Enhancing energy density of poly(vinylidene fluoride) composite film via addition of N-doped carbon modified boron nitride and sandwich-structural engineering

Abstract

It is a challenge to simultaneously enhance dielectric constant and breakdown strength of dielectrics and achieve a greatly elevated energy density. Herein, polyaniline was first coated onto the surface of boron nitride nanosheets (BN), and then nitrogen-doped carbon (NC) was formed through a carburization process, resulting in BN@NC composite, which was subsequently added to poly(vinylidene fluoride) (PVDF) to prepare a composite film with high dielectric performance. The characterization showed that BN@NC effectively preserved the nanosheet structure of BN and formed strong hydrogen bonding interactions with the PVDF matrix, promoting the β-PVDF formation.

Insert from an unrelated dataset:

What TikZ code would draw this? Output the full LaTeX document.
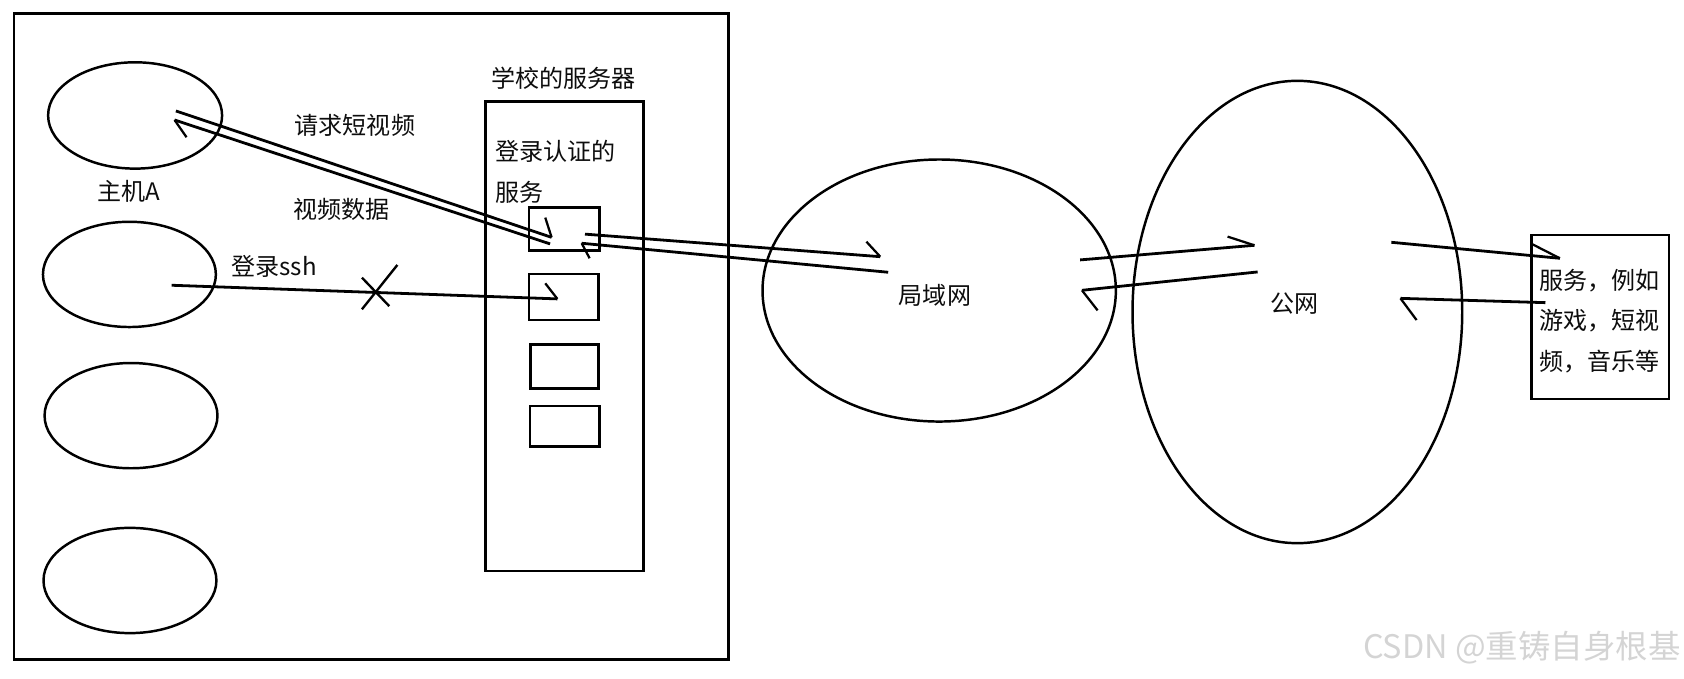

This not only improved the compatibility but also enhanced the interfacial polarization between conductive NC and the polymer, leading to a high dielectric constant. Moreover, the electrically insulating BN prevented the formation of leakage current, resulting in a high breakdown strength. Finally, a sandwich-structured film was constructed, and exhibited a dielectric constant of 10.2 (at 1 kHz), a breakdown strength of 380 MV m−1, and an energy density of 6.1 J cm−3, which were 20%, 36%, and 74% higher, respectively, than those of pure PVDF film (8.5, 280 MV m−1, and 3.5 J cm−3). This work highlights significant potential for applications in low-cost and high-energy density dielectric composites.